“I guanti? Non li abbiamo, sono introvabili”. “No, purtroppo non ce li consegnano da un po’”. “No, prodotto mancante”. “Li abbiamo sempre in ordine, ma poi quando il fornitore ce li consegna non so dirle. Ora non li abbiamo”.
Così quattro farmacie milanesi (Loreto, Lambrate, Berta e Duomo) rispondono alla domanda se vendono uno dei presidi ritenuti cruciali nella prevenzione del coronavirus, soprattutto ora che, nella Fase 2, si può entrare solo se si indossano i guanti nei negozi di abbigliamento, in alcune librerie e negli esercizi che lo ritengano obbligatorio.

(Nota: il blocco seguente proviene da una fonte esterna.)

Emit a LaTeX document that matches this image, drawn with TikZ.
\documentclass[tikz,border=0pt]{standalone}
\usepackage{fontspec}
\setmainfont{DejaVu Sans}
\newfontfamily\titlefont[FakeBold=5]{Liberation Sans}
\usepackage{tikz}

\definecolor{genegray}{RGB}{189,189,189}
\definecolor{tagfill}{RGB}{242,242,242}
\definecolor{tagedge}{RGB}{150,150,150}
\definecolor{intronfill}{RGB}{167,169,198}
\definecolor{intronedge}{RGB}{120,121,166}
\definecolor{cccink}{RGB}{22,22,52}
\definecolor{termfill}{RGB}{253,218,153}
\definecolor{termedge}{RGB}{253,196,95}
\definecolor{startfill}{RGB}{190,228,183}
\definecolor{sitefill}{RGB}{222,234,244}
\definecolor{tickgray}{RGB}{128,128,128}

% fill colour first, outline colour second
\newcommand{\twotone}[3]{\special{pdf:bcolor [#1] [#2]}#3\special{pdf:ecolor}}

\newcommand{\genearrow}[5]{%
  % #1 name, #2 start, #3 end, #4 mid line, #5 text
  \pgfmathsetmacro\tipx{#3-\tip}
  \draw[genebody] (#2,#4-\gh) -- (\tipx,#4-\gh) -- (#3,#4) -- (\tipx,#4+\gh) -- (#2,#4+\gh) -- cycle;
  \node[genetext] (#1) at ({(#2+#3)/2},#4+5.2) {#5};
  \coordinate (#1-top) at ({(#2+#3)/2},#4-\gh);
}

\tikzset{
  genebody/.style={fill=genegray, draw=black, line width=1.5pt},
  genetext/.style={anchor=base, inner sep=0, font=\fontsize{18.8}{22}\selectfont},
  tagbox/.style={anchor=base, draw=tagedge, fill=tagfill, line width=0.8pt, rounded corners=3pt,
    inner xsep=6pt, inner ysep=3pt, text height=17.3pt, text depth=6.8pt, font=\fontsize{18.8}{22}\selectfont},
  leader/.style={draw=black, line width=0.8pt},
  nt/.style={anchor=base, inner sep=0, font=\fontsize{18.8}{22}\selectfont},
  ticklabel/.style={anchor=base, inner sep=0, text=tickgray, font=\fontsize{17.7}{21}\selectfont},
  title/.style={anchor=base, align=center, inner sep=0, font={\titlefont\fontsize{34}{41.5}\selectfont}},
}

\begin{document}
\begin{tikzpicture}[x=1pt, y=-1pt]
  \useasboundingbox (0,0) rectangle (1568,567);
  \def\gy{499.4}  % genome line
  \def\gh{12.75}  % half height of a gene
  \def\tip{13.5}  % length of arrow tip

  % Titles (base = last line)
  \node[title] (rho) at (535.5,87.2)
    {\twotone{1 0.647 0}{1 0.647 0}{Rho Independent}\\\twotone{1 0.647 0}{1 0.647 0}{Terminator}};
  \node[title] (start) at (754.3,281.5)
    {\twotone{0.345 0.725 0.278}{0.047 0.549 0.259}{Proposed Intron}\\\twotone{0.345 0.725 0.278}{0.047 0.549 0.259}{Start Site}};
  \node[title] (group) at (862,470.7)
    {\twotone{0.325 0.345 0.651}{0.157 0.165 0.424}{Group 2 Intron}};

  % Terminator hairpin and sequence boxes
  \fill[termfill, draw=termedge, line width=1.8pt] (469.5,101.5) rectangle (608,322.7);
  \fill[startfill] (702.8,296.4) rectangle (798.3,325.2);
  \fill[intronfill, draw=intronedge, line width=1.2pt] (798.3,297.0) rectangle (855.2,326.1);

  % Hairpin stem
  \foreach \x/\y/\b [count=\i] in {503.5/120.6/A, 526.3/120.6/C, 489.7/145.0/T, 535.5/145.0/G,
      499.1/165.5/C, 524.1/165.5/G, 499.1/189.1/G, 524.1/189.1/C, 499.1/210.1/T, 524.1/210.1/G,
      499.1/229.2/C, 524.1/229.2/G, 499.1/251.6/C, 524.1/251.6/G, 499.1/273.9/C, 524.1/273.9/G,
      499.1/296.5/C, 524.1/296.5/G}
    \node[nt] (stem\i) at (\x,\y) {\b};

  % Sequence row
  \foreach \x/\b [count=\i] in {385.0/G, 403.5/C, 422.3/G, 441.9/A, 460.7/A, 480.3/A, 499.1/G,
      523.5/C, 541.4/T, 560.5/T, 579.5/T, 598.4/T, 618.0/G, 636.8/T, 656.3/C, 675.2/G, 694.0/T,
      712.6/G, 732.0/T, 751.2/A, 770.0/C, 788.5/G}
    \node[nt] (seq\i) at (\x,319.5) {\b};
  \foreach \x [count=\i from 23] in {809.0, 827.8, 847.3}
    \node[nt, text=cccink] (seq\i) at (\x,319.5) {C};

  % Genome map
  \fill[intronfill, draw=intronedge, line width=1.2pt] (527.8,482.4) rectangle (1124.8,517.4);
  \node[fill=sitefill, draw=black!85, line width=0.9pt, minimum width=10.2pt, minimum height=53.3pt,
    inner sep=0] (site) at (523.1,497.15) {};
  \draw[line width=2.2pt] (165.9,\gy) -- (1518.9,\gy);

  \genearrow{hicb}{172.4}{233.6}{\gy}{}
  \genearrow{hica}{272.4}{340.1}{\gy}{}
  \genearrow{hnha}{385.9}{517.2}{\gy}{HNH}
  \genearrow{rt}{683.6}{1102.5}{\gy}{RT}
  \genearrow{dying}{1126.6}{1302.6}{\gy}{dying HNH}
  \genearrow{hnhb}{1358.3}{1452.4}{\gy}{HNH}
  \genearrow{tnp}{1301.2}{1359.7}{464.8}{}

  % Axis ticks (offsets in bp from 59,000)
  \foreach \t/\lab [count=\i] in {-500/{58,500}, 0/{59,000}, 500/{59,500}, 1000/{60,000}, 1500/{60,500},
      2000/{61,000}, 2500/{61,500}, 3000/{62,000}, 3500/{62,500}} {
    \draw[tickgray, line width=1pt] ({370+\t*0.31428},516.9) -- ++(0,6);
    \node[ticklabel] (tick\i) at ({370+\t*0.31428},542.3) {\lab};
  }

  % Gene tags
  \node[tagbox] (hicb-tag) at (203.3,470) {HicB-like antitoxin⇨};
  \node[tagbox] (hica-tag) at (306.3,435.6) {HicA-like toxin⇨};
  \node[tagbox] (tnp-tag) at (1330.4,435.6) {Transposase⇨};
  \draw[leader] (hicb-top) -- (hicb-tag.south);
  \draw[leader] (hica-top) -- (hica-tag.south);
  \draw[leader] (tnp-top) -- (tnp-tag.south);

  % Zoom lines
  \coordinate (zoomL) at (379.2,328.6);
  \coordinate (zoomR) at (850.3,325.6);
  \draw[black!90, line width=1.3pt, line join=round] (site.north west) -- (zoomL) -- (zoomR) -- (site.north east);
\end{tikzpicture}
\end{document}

“Il problema c’è – conferma all’AGI Andrea Mandelli, presidente della Federazione Ordini Farmacisti Italiani e dell’Ordine di Milano, Lodi, Monza e Brianza – sta succedendo coi guanti quello che era successo con le mascherine. La richiesta supera di gran lunga la possibilità di produzione. E, quando il bene scarseggia, purtroppo il mercato diventa appetibile con tutte le opacità del caso da parte di chi vuole fare business. Il problema è che siamo del tutto dipendenti dal mercato straniero e magari siamo di fronte a gente che vive dall’altra parte del mondo e, non avendo particolarmente a cuore la situazione del nostro Paese, fa dei prezzi allucinanti”.

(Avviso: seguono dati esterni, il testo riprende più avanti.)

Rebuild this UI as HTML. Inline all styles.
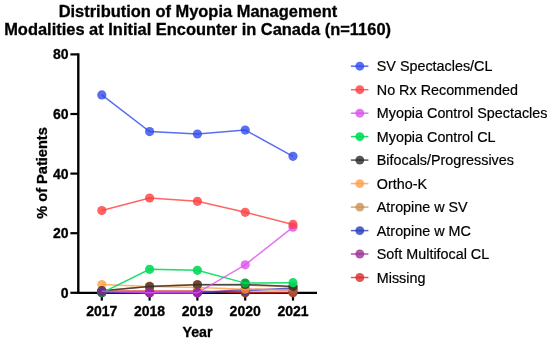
<!DOCTYPE html>
<html><head><meta charset="utf-8"><style>
html,body{margin:0;padding:0;background:#fff;width:550px;height:342px;overflow:hidden}
svg{display:block}
text{font-family:"Liberation Sans",Arial,sans-serif;fill:#000}
.b{font-weight:bold;stroke:#000;stroke-width:0.3px}
.n{stroke:#000;stroke-width:0.2px}
</style></head><body>
<svg width="550" height="342" viewBox="0 0 550 342">
<text class="b" x="197.9" y="16.6" font-size="16.45" text-anchor="middle">Distribution of Myopia Management</text>
<text class="b" x="197.6" y="35.0" font-size="16.45" text-anchor="middle">Modalities at Initial Encounter in Canada (n=1160)</text>
<g stroke="#000" fill="none">
<line x1="78.3" y1="53.3" x2="78.3" y2="294" stroke-width="2.4"/>
<line x1="77.1" y1="292.8" x2="317" y2="292.8" stroke-width="2.3"/>
<line x1="70.4" y1="292.8" x2="78.3" y2="292.8" stroke-width="2.2"/>
<line x1="70.4" y1="233.2" x2="78.3" y2="233.2" stroke-width="2.2"/>
<line x1="70.4" y1="173.6" x2="78.3" y2="173.6" stroke-width="2.2"/>
<line x1="70.4" y1="114.0" x2="78.3" y2="114.0" stroke-width="2.2"/>
<line x1="70.4" y1="54.4" x2="78.3" y2="54.4" stroke-width="2.2"/>
<line x1="101.8" y1="292.8" x2="101.8" y2="300.6" stroke-width="2.2"/>
<line x1="149.6" y1="292.8" x2="149.6" y2="300.6" stroke-width="2.2"/>
<line x1="197.4" y1="292.8" x2="197.4" y2="300.6" stroke-width="2.2"/>
<line x1="245.2" y1="292.8" x2="245.2" y2="300.6" stroke-width="2.2"/>
<line x1="293.0" y1="292.8" x2="293.0" y2="300.6" stroke-width="2.2"/>
</g>
<text class="b" x="68.6" y="297.8" font-size="14" text-anchor="end">0</text>
<text class="b" x="68.6" y="238.2" font-size="14" text-anchor="end">20</text>
<text class="b" x="68.6" y="178.6" font-size="14" text-anchor="end">40</text>
<text class="b" x="68.6" y="119.0" font-size="14" text-anchor="end">60</text>
<text class="b" x="68.6" y="59.4" font-size="14" text-anchor="end">80</text>
<text class="b" x="101.8" y="315.6" font-size="14" text-anchor="middle">2017</text>
<text class="b" x="149.6" y="315.6" font-size="14" text-anchor="middle">2018</text>
<text class="b" x="197.4" y="315.6" font-size="14" text-anchor="middle">2019</text>
<text class="b" x="245.2" y="315.6" font-size="14" text-anchor="middle">2020</text>
<text class="b" x="293.0" y="315.6" font-size="14" text-anchor="middle">2021</text>
<text class="b" x="197.5" y="337.1" font-size="14.2" text-anchor="middle">Year</text>
<text class="b" transform="translate(47.1,173.0) rotate(-90)" x="0" y="0" font-size="14.6" text-anchor="middle">% of Patients</text>
<circle cx="101.8" cy="291.0" r="4.6" fill="rgb(218,43,43)" opacity="0.8"/>
<circle cx="149.6" cy="291.0" r="4.6" fill="rgb(218,43,43)" opacity="0.8"/>
<circle cx="197.4" cy="291.0" r="4.6" fill="rgb(218,43,43)" opacity="0.8"/>
<circle cx="245.2" cy="292.8" r="4.6" fill="rgb(150,58,40)" opacity="1"/>
<circle cx="293.0" cy="292.8" r="4.6" fill="rgb(165,75,45)" opacity="1"/>
<polyline points="101.8,291.0 149.6,291.0 197.4,291.0 245.2,292.8 293.0,292.8" fill="none" stroke="rgb(218,43,43)" stroke-width="1.5" opacity="0.8"/>
<circle cx="101.8" cy="292.2" r="4.6" fill="rgb(159,46,146)" opacity="0.8"/>
<circle cx="149.6" cy="292.8" r="4.6" fill="rgb(159,46,146)" opacity="0.8"/>
<circle cx="197.4" cy="292.8" r="4.6" fill="rgb(159,46,146)" opacity="0.8"/>
<circle cx="245.2" cy="289.2" r="4.6" fill="rgb(159,46,146)" opacity="0.8"/>
<circle cx="293.0" cy="290.1" r="4.6" fill="rgb(159,46,146)" opacity="0.8"/>
<polyline points="101.8,292.2 149.6,292.8 197.4,292.8 245.2,289.2 293.0,290.1" fill="none" stroke="rgb(159,46,146)" stroke-width="1.5" opacity="0.8"/>
<circle cx="101.8" cy="292.8" r="4.6" fill="rgb(43,59,184)" opacity="0.8"/>
<circle cx="149.6" cy="292.8" r="4.6" fill="rgb(43,59,184)" opacity="0.8"/>
<circle cx="197.4" cy="292.8" r="4.6" fill="rgb(43,59,184)" opacity="0.8"/>
<circle cx="245.2" cy="290.7" r="4.6" fill="rgb(43,59,184)" opacity="0.8"/>
<circle cx="293.0" cy="288.0" r="4.6" fill="rgb(43,59,184)" opacity="0.8"/>
<polyline points="101.8,292.8 149.6,292.8 197.4,292.8 245.2,290.7 293.0,288.0" fill="none" stroke="rgb(43,59,184)" stroke-width="1.5" opacity="0.8"/>
<circle cx="101.8" cy="291.0" r="4.6" fill="rgb(201,146,84)" opacity="0.8"/>
<circle cx="149.6" cy="286.2" r="4.6" fill="rgb(201,146,84)" opacity="0.8"/>
<circle cx="197.4" cy="284.5" r="4.6" fill="rgb(201,146,84)" opacity="0.8"/>
<circle cx="245.2" cy="285.1" r="4.6" fill="rgb(201,146,84)" opacity="0.8"/>
<circle cx="293.0" cy="286.8" r="4.6" fill="rgb(201,146,84)" opacity="0.8"/>
<polyline points="101.8,291.0 149.6,286.2 197.4,284.5 245.2,285.1 293.0,286.8" fill="none" stroke="rgb(201,146,84)" stroke-width="1.5" opacity="0.8"/>
<circle cx="101.8" cy="284.5" r="4.6" fill="rgb(255,159,68)" opacity="0.8"/>
<circle cx="149.6" cy="286.5" r="4.6" fill="rgb(255,159,68)" opacity="0.8"/>
<circle cx="197.4" cy="287.4" r="4.6" fill="rgb(255,159,68)" opacity="0.8"/>
<circle cx="245.2" cy="289.2" r="4.6" fill="rgb(225,125,55)" opacity="1"/>
<circle cx="293.0" cy="290.1" r="4.6" fill="rgb(175,85,50)" opacity="1"/>
<polyline points="101.8,284.5 149.6,286.5 197.4,287.4 245.2,289.2 293.0,290.1" fill="none" stroke="rgb(255,159,68)" stroke-width="1.5" opacity="0.8"/>
<circle cx="101.8" cy="290.7" r="4.6" fill="rgb(43,43,43)" opacity="0.8"/>
<circle cx="149.6" cy="286.5" r="4.6" fill="rgb(108,70,42)" opacity="1"/>
<circle cx="197.4" cy="284.8" r="4.6" fill="rgb(108,70,42)" opacity="1"/>
<circle cx="245.2" cy="284.5" r="4.6" fill="rgb(43,43,43)" opacity="0.8"/>
<circle cx="293.0" cy="286.5" r="4.6" fill="rgb(43,43,43)" opacity="0.8"/>
<polyline points="101.8,290.7 149.6,286.5 197.4,284.8 245.2,284.5 293.0,286.5" fill="none" stroke="rgb(43,43,43)" stroke-width="1.5" opacity="0.8"/>
<circle cx="101.8" cy="292.8" r="4.6" fill="rgb(40,125,70)" opacity="1"/>
<circle cx="149.6" cy="269.3" r="4.6" fill="rgb(5,219,92)" opacity="0.92"/>
<circle cx="197.4" cy="270.3" r="4.6" fill="rgb(5,219,92)" opacity="0.92"/>
<circle cx="245.2" cy="283.1" r="4.6" fill="rgb(15,165,60)" opacity="1"/>
<circle cx="293.0" cy="282.7" r="4.6" fill="rgb(5,219,92)" opacity="0.92"/>
<polyline points="101.8,292.8 149.6,269.3 197.4,270.3 245.2,283.1 293.0,282.7" fill="none" stroke="rgb(5,219,92)" stroke-width="1.5" opacity="0.92"/>
<circle cx="101.8" cy="291.3" r="4.6" fill="rgb(98,55,125)" opacity="1"/>
<circle cx="149.6" cy="292.8" r="4.6" fill="rgb(155,38,172)" opacity="1"/>
<circle cx="197.4" cy="292.8" r="4.6" fill="rgb(155,38,172)" opacity="1"/>
<circle cx="245.2" cy="264.8" r="4.6" fill="rgb(221,80,239)" opacity="0.8"/>
<circle cx="293.0" cy="227.2" r="4.6" fill="rgb(221,80,239)" opacity="0.8"/>
<polyline points="101.8,291.3 149.6,292.8 197.4,292.8 245.2,264.8 293.0,227.2" fill="none" stroke="rgb(221,80,239)" stroke-width="1.5" opacity="0.8"/>
<circle cx="101.8" cy="210.6" r="4.6" fill="rgb(255,61,61)" opacity="0.8"/>
<circle cx="149.6" cy="198.0" r="4.6" fill="rgb(255,61,61)" opacity="0.8"/>
<circle cx="197.4" cy="201.3" r="4.6" fill="rgb(255,61,61)" opacity="0.8"/>
<circle cx="245.2" cy="212.3" r="4.6" fill="rgb(255,61,61)" opacity="0.8"/>
<circle cx="293.0" cy="224.4" r="4.6" fill="rgb(255,61,61)" opacity="0.8"/>
<polyline points="101.8,210.6 149.6,198.0 197.4,201.3 245.2,212.3 293.0,224.4" fill="none" stroke="rgb(255,61,61)" stroke-width="1.5" opacity="0.8"/>
<circle cx="101.8" cy="94.9" r="4.6" fill="rgb(49,74,236)" opacity="0.8"/>
<circle cx="149.6" cy="131.6" r="4.6" fill="rgb(49,74,236)" opacity="0.8"/>
<circle cx="197.4" cy="134.0" r="4.6" fill="rgb(49,74,236)" opacity="0.8"/>
<circle cx="245.2" cy="130.1" r="4.6" fill="rgb(49,74,236)" opacity="0.8"/>
<circle cx="293.0" cy="156.3" r="4.6" fill="rgb(49,74,236)" opacity="0.8"/>
<polyline points="101.8,94.9 149.6,131.6 197.4,134.0 245.2,130.1 293.0,156.3" fill="none" stroke="rgb(49,74,236)" stroke-width="1.5" opacity="0.8"/>
<circle cx="359.8" cy="66.2" r="4.45" fill="rgb(49,74,236)" opacity="0.8"/>
<line x1="350.9" y1="66.2" x2="368.4" y2="66.2" stroke="rgb(49,74,236)" stroke-width="1.5" opacity="0.8"/>
<text class="n" x="376.8" y="71.3" font-size="14.35">SV Spectacles/CL</text>
<circle cx="359.8" cy="89.7" r="4.45" fill="rgb(255,61,61)" opacity="0.8"/>
<line x1="350.9" y1="89.7" x2="368.4" y2="89.7" stroke="rgb(255,61,61)" stroke-width="1.5" opacity="0.8"/>
<text class="n" x="376.8" y="94.8" font-size="14.35">No Rx Recommended</text>
<circle cx="359.8" cy="113.2" r="4.45" fill="rgb(221,80,239)" opacity="0.8"/>
<line x1="350.9" y1="113.2" x2="368.4" y2="113.2" stroke="rgb(221,80,239)" stroke-width="1.5" opacity="0.8"/>
<text class="n" x="376.8" y="118.3" font-size="14.35">Myopia Control Spectacles</text>
<circle cx="359.8" cy="136.6" r="4.45" fill="rgb(5,219,92)" opacity="0.92"/>
<line x1="350.9" y1="136.6" x2="368.4" y2="136.6" stroke="rgb(5,219,92)" stroke-width="1.5" opacity="0.92"/>
<text class="n" x="376.8" y="141.7" font-size="14.35">Myopia Control CL</text>
<circle cx="359.8" cy="160.1" r="4.45" fill="rgb(43,43,43)" opacity="0.8"/>
<line x1="350.9" y1="160.1" x2="368.4" y2="160.1" stroke="rgb(43,43,43)" stroke-width="1.5" opacity="0.8"/>
<text class="n" x="376.8" y="165.2" font-size="14.35">Bifocals/Progressives</text>
<circle cx="359.8" cy="183.6" r="4.45" fill="rgb(255,159,68)" opacity="0.8"/>
<line x1="350.9" y1="183.6" x2="368.4" y2="183.6" stroke="rgb(255,159,68)" stroke-width="1.5" opacity="0.8"/>
<text class="n" x="376.8" y="188.7" font-size="14.35">Ortho-K</text>
<circle cx="359.8" cy="207.1" r="4.45" fill="rgb(201,146,84)" opacity="0.8"/>
<line x1="350.9" y1="207.1" x2="368.4" y2="207.1" stroke="rgb(201,146,84)" stroke-width="1.5" opacity="0.8"/>
<text class="n" x="376.8" y="212.2" font-size="14.35">Atropine w SV</text>
<circle cx="359.8" cy="230.6" r="4.45" fill="rgb(43,59,184)" opacity="0.8"/>
<line x1="350.9" y1="230.6" x2="368.4" y2="230.6" stroke="rgb(43,59,184)" stroke-width="1.5" opacity="0.8"/>
<text class="n" x="376.8" y="235.7" font-size="14.35">Atropine w MC</text>
<circle cx="359.8" cy="254.0" r="4.45" fill="rgb(159,46,146)" opacity="0.8"/>
<line x1="350.9" y1="254.0" x2="368.4" y2="254.0" stroke="rgb(159,46,146)" stroke-width="1.5" opacity="0.8"/>
<text class="n" x="376.8" y="259.1" font-size="14.35">Soft Multifocal CL</text>
<circle cx="359.8" cy="277.5" r="4.45" fill="rgb(218,43,43)" opacity="0.8"/>
<line x1="350.9" y1="277.5" x2="368.4" y2="277.5" stroke="rgb(218,43,43)" stroke-width="1.5" opacity="0.8"/>
<text class="n" x="376.8" y="282.6" font-size="14.35">Missing</text>
</svg></body></html>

Difficile anche per chi sta dietro al banco affrontare la penuria di beni: “Il telefono squilla in continuazione e noi siamo fragili di fronte alle richieste pressanti perché il mercato è assolutamente impazzito e in mano a persone non raccomandabili”. In tutto questo, Mandelli individua una notizia positiva: “Il decreto rilancio ha abbattuto l’IVA del 22 per cento su mascherine e presidi tra cui i guanti in lattice, vinile e nitrile. Questo dovrebbe abbassare la pressione ma resta il tema della grande richiesta sul mercato mondiale perché non siamo solo noi ad avere bisogno di questi presidi. È la globalizzazione: sono beni che hanno un prezzo contenuto nella normalità e per cui la manodopera incide molto. Per questo, si privilegiano i mercati dove la manodopera ha un costo basso. Ma le cose devono cambiare. Bisogna pensare a un’azienda nazionale che, in caso di emergenza, ci assista nella disperata ricerca di protezioni”.